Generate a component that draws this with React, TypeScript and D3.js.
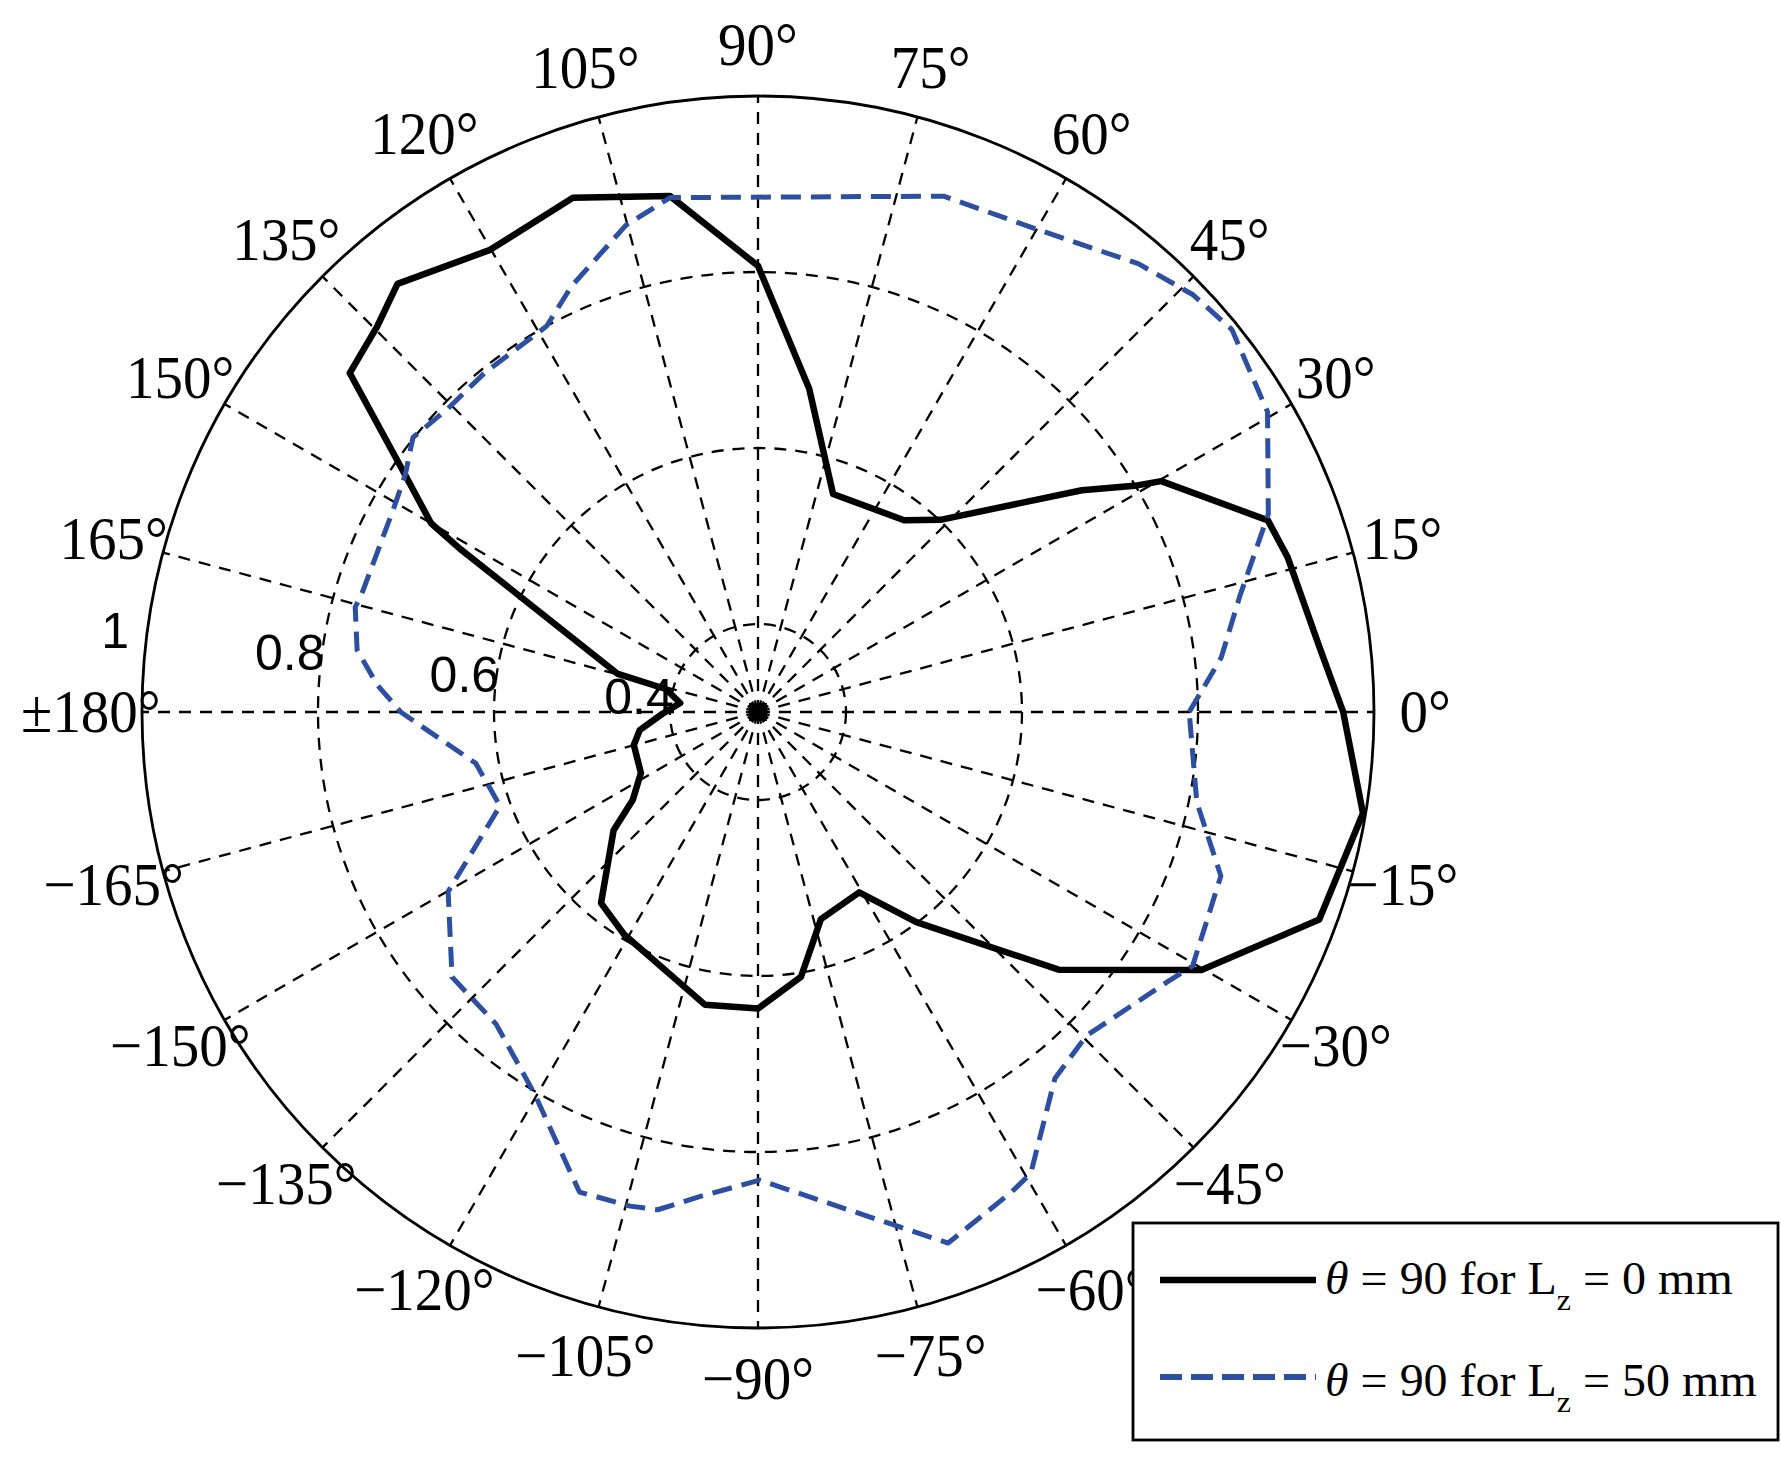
import React from "react";
import * as d3 from "d3";

const W = 1781;
const H = 1462;
const CX = 758;
const CY = 712;
const R = 616;

const rMin = 0.3;
const rMax = 1;
const rGridValues = [0.4, 0.6, 0.8];
const rTickValues = [0.4, 0.6, 0.8, 1];
const rTickLabels = ["0.4", "0.6", "0.8", "1"];

const angleTicks = [0, 15, 30, 45, 60, 75, 90, 105, 120, 135, 150, 165, 180, 195, 210, 225, 240, 255, 270, 285, 300, 315, 330, 345];
const angleTickLabels = [
  "0°", "15°", "30°", "45°", "60°", "75°", "90°", "105°", "120°", "135°", "150°", "165°",
  "±180°", "−165°", "−150°", "−135°", "−120°", "−105°", "−90°", "−75°", "−60°", "−45°", "−30°", "−15°",
];

// θ = 90 for Lz = 0 mm (black, solid)
const blackAngles = [
  0, 6.7, 16.3, 20.6, 29.8, 31.0, 34.4, 46.5, 52.7, 71.0, 81.0, 90.0, 99.7, 109.8, 120.1, 130.1,
  134.6, 140.3, 146.1, 150.0, 151.3, 164.8, 166.0, 173.4, 181.2, 188.7, 194.9, 207.5, 215.1, 219.3,
  230.6, 238.9, 259.7, 270.0, 279.2, 286.9, 299.3, 307.0, 319.4, 329.8, 339.7, 350.5,
];
const blackValues = [
  0.965, 0.942, 0.927, 0.919, 0.828, 0.799, 0.746, 0.601, 0.574, 0.562, 0.672, 0.807, 0.895, 0.921, 0.907, 0.936,
  0.916, 0.903, 0.783, 0.729, 0.686, 0.465, 0.408, 0.389, 0.409, 0.436, 0.446, 0.450, 0.474, 0.512,
  0.581, 0.595, 0.638, 0.637, 0.605, 0.546, 0.535, 0.599, 0.750, 0.883, 0.980, 0.997,
];

// θ = 90 for Lz = 50 mm (blue, dashed)
const blueAngles = [
  0, 6.7, 13.5, 21.2, 30.5, 38.9, 43.8, 49.7, 60.2, 70.2, 99.7, 105.2, 113.7, 118.7, 128.9, 135.6,
  141.5, 146.1, 151.0, 163.7, 165.4, 171.2, 175.9, 180.0, 190.3, 200.0, 210.1, 220.9, 230.0, 239.7,
  249.6, 255.5, 258.6, 263.3, 270.2, 285.4, 289.7, 297.8, 300.6, 309.0, 315.4, 326.8, 329.7, 340.5, 348.4,
];
const blueValues = [
  0.790, 0.830, 0.863, 0.922, 0.972, 0.992, 0.985, 0.968, 0.933, 0.923, 0.893, 0.873, 0.828, 0.800, 0.795, 0.793,
  0.801, 0.783, 0.774, 0.770, 0.773, 0.761, 0.734, 0.706, 0.626, 0.612, 0.707, 0.760, 0.763, 0.803,
  0.882, 0.880, 0.877, 0.854, 0.832, 0.907, 0.941, 0.917, 0.909, 0.836, 0.824, 0.858, 0.872, 0.858, 0.809,
];

const seriesNames = ["0", "50"];
const BLUE = "#2c4fa2";
const SERIF = "'Liberation Serif', 'Times New Roman', Times, serif";
const SANS = "'Liberation Sans', Arial, Helvetica, sans-serif";

const toRad = (deg: number) => (deg * Math.PI) / 180;

export default function App() {
  const r = d3.scaleLinear().domain([rMin, rMax]).range([0, R]);
  const pt = (deg: number, rad: number): [number, number] => [rad * Math.cos(toRad(deg)), -rad * Math.sin(toRad(deg))];

  const radial = d3
    .lineRadial<[number, number]>()
    .angle((d) => toRad(90 - d[0]))
    .radius((d) => r(d[1]))
    .curve(d3.curveLinearClosed);

  const blackData = blackAngles.map((a, i) => [a, blackValues[i]] as [number, number]);
  const blueData = blueAngles.map((a, i) => [a, blueValues[i]] as [number, number]);

  const labelR = R * 1.083;
  const rLabelAngle = 172.8;

  return (
    <svg
      width={W}
      height={H}
      viewBox={`0 0 ${W} ${H}`}
      style={{ position: "absolute", left: 0, top: 0, display: "block", background: "#fff" }}
    >
      <rect x={0} y={0} width={W} height={H} fill="#fff" />
      <g transform={`translate(${CX},${CY})`}>
        {/* grid rings */}
        {rGridValues.map((v) => (
          <circle key={v} r={r(v)} fill="none" stroke="#000" strokeWidth={2.3} strokeDasharray="12,9" />
        ))}
        {/* spokes */}
        {angleTicks.map((a) => {
          const [x, y] = pt(a, R);
          return <line key={a} x1={0} y1={0} x2={x} y2={y} stroke="#000" strokeWidth={2.3} strokeDasharray="12,9" />;
        })}
        <rect x={-9} y={-9} width={18} height={18} fill="#000" />
        {/* outer circle */}
        <circle r={r(rMax)} fill="none" stroke="#000" strokeWidth={2.8} />
        {/* angle labels */}
        {angleTicks.map((a, i) => {
          const [x, y] = pt(a, labelR);
          return (
            <g key={a} transform={`translate(${x},${y}) scale(1,1.06)`}>
              <text
                x={0}
                y={0}
                textAnchor="middle"
                dominantBaseline="central"
                fontFamily={SERIF}
                fontSize={57}
                fill="#000"
              >
                {angleTickLabels[i]}
              </text>
            </g>
          );
        })}
        {/* radial labels */}
        {rTickValues.map((v, i) => {
          const [x, y] = pt(rLabelAngle, r(v) + 32);
          return (
            <text
              key={v}
              x={x}
              y={y}
              textAnchor="middle"
              dominantBaseline="central"
              fontFamily={SANS}
              fontSize={50}
              fill="#000"
            >
              {rTickLabels[i]}
            </text>
          );
        })}
        {/* data */}
        <path d={radial(blackData) ?? ""} fill="none" stroke="#000" strokeWidth={6.5} strokeLinejoin="round" />
        <path d={radial(blueData) ?? ""} fill="none" stroke={BLUE} strokeWidth={5} strokeDasharray="20,10" strokeLinejoin="round" />
      </g>

      {/* legend */}
      <g>
        <rect x={1133} y={1223} width={645} height={217} fill="#fff" stroke="#000" strokeWidth={2.8} />
        <line x1={1160} y1={1280} x2={1316} y2={1280} stroke="#000" strokeWidth={6.5} />
        <line x1={1160} y1={1377} x2={1316} y2={1377} stroke={BLUE} strokeWidth={6} strokeDasharray="22,9" />
        {seriesNames.map((n, i) => (
          <g key={n} transform={`translate(1325,${1294 + i * 102}) scale(1,0.95)`}>
            <text x={0} y={0} fontFamily={SERIF} fontSize={48} fill="#000">
              <tspan fontStyle="italic">θ</tspan>
              <tspan> = 90 for L</tspan>
              <tspan fontSize={32} dy={17}>z</tspan>
              <tspan dy={-17}>{` = ${n} mm`}</tspan>
            </text>
          </g>
        ))}
      </g>
    </svg>
  );
}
================
- _EXERCISE DESCRIPTION_: Leave every image out, and retype the material exactly.

- _SOLUTION FOR THIS EXERCISE_:
Generate a component that draws this with React, TypeScript and D3.js.
import React from "react";
import * as d3 from "d3";

const W = 1781;
const H = 1462;
const CX = 758;
const CY = 712;
const R = 616;

const rMin = 0.3;
const rMax = 1;
const rGridValues = [0.4, 0.6, 0.8];
const rTickValues = [0.4, 0.6, 0.8, 1];
const rTickLabels = ["0.4", "0.6", "0.8", "1"];

const angleTicks = [0, 15, 30, 45, 60, 75, 90, 105, 120, 135, 150, 165, 180, 195, 210, 225, 240, 255, 270, 285, 300, 315, 330, 345];
const angleTickLabels = [
  "0°", "15°", "30°", "45°", "60°", "75°", "90°", "105°", "120°", "135°", "150°", "165°",
  "±180°", "−165°", "−150°", "−135°", "−120°", "−105°", "−90°", "−75°", "−60°", "−45°", "−30°", "−15°",
];

// θ = 90 for Lz = 0 mm (black, solid)
const blackAngles = [
  0, 6.7, 16.3, 20.6, 29.8, 31.0, 34.4, 46.5, 52.7, 71.0, 81.0, 90.0, 99.7, 109.8, 120.1, 130.1,
  134.6, 140.3, 146.1, 150.0, 151.3, 164.8, 166.0, 173.4, 181.2, 188.7, 194.9, 207.5, 215.1, 219.3,
  230.6, 238.9, 259.7, 270.0, 279.2, 286.9, 299.3, 307.0, 319.4, 329.8, 339.7, 350.5,
];
const blackValues = [
  0.965, 0.942, 0.927, 0.919, 0.828, 0.799, 0.746, 0.601, 0.574, 0.562, 0.672, 0.807, 0.895, 0.921, 0.907, 0.936,
  0.916, 0.903, 0.783, 0.729, 0.686, 0.465, 0.408, 0.389, 0.409, 0.436, 0.446, 0.450, 0.474, 0.512,
  0.581, 0.595, 0.638, 0.637, 0.605, 0.546, 0.535, 0.599, 0.750, 0.883, 0.980, 0.997,
];

// θ = 90 for Lz = 50 mm (blue, dashed)
const blueAngles = [
  0, 6.7, 13.5, 21.2, 30.5, 38.9, 43.8, 49.7, 60.2, 70.2, 99.7, 105.2, 113.7, 118.7, 128.9, 135.6,
  141.5, 146.1, 151.0, 163.7, 165.4, 171.2, 175.9, 180.0, 190.3, 200.0, 210.1, 220.9, 230.0, 239.7,
  249.6, 255.5, 258.6, 263.3, 270.2, 285.4, 289.7, 297.8, 300.6, 309.0, 315.4, 326.8, 329.7, 340.5, 348.4,
];
const blueValues = [
  0.790, 0.830, 0.863, 0.922, 0.972, 0.992, 0.985, 0.968, 0.933, 0.923, 0.893, 0.873, 0.828, 0.800, 0.795, 0.793,
  0.801, 0.783, 0.774, 0.770, 0.773, 0.761, 0.734, 0.706, 0.626, 0.612, 0.707, 0.760, 0.763, 0.803,
  0.882, 0.880, 0.877, 0.854, 0.832, 0.907, 0.941, 0.917, 0.909, 0.836, 0.824, 0.858, 0.872, 0.858, 0.809,
];

const seriesNames = ["0", "50"];
const BLUE = "#2c4fa2";
const SERIF = "'Liberation Serif', 'Times New Roman', Times, serif";
const SANS = "'Liberation Sans', Arial, Helvetica, sans-serif";

const toRad = (deg: number) => (deg * Math.PI) / 180;

export default function App() {
  const r = d3.scaleLinear().domain([rMin, rMax]).range([0, R]);
  const pt = (deg: number, rad: number): [number, number] => [rad * Math.cos(toRad(deg)), -rad * Math.sin(toRad(deg))];

  const radial = d3
    .lineRadial<[number, number]>()
    .angle((d) => toRad(90 - d[0]))
    .radius((d) => r(d[1]))
    .curve(d3.curveLinearClosed);

  const blackData = blackAngles.map((a, i) => [a, blackValues[i]] as [number, number]);
  const blueData = blueAngles.map((a, i) => [a, blueValues[i]] as [number, number]);

  const labelR = R * 1.083;
  const rLabelAngle = 172.8;

  return (
    <svg
      width={W}
      height={H}
      viewBox={`0 0 ${W} ${H}`}
      style={{ position: "absolute", left: 0, top: 0, display: "block", background: "#fff" }}
    >
      <rect x={0} y={0} width={W} height={H} fill="#fff" />
      <g transform={`translate(${CX},${CY})`}>
        {/* grid rings */}
        {rGridValues.map((v) => (
          <circle key={v} r={r(v)} fill="none" stroke="#000" strokeWidth={2.3} strokeDasharray="12,9" />
        ))}
        {/* spokes */}
        {angleTicks.map((a) => {
          const [x, y] = pt(a, R);
          return <line key={a} x1={0} y1={0} x2={x} y2={y} stroke="#000" strokeWidth={2.3} strokeDasharray="12,9" />;
        })}
        <rect x={-9} y={-9} width={18} height={18} fill="#000" />
        {/* outer circle */}
        <circle r={r(rMax)} fill="none" stroke="#000" strokeWidth={2.8} />
        {/* angle labels */}
        {angleTicks.map((a, i) => {
          const [x, y] = pt(a, labelR);
          return (
            <g key={a} transform={`translate(${x},${y}) scale(1,1.06)`}>
              <text
                x={0}
                y={0}
                textAnchor="middle"
                dominantBaseline="central"
                fontFamily={SERIF}
                fontSize={57}
                fill="#000"
              >
                {angleTickLabels[i]}
              </text>
            </g>
          );
        })}
        {/* radial labels */}
        {rTickValues.map((v, i) => {
          const [x, y] = pt(rLabelAngle, r(v) + 32);
          return (
            <text
              key={v}
              x={x}
              y={y}
              textAnchor="middle"
              dominantBaseline="central"
              fontFamily={SANS}
              fontSize={50}
              fill="#000"
            >
              {rTickLabels[i]}
            </text>
          );
        })}
        {/* data */}
        <path d={radial(blackData) ?? ""} fill="none" stroke="#000" strokeWidth={6.5} strokeLinejoin="round" />
        <path d={radial(blueData) ?? ""} fill="none" stroke={BLUE} strokeWidth={5} strokeDasharray="20,10" strokeLinejoin="round" />
      </g>

      {/* legend */}
      <g>
        <rect x={1133} y={1223} width={645} height={217} fill="#fff" stroke="#000" strokeWidth={2.8} />
        <line x1={1160} y1={1280} x2={1316} y2={1280} stroke="#000" strokeWidth={6.5} />
        <line x1={1160} y1={1377} x2={1316} y2={1377} stroke={BLUE} strokeWidth={6} strokeDasharray="22,9" />
        {seriesNames.map((n, i) => (
          <g key={n} transform={`translate(1325,${1294 + i * 102}) scale(1,0.95)`}>
            <text x={0} y={0} fontFamily={SERIF} fontSize={48} fill="#000">
              <tspan fontStyle="italic">θ</tspan>
              <tspan> = 90 for L</tspan>
              <tspan fontSize={32} dy={17}>z</tspan>
              <tspan dy={-17}>{` = ${n} mm`}</tspan>
            </text>
          </g>
        ))}
      </g>
    </svg>
  );
}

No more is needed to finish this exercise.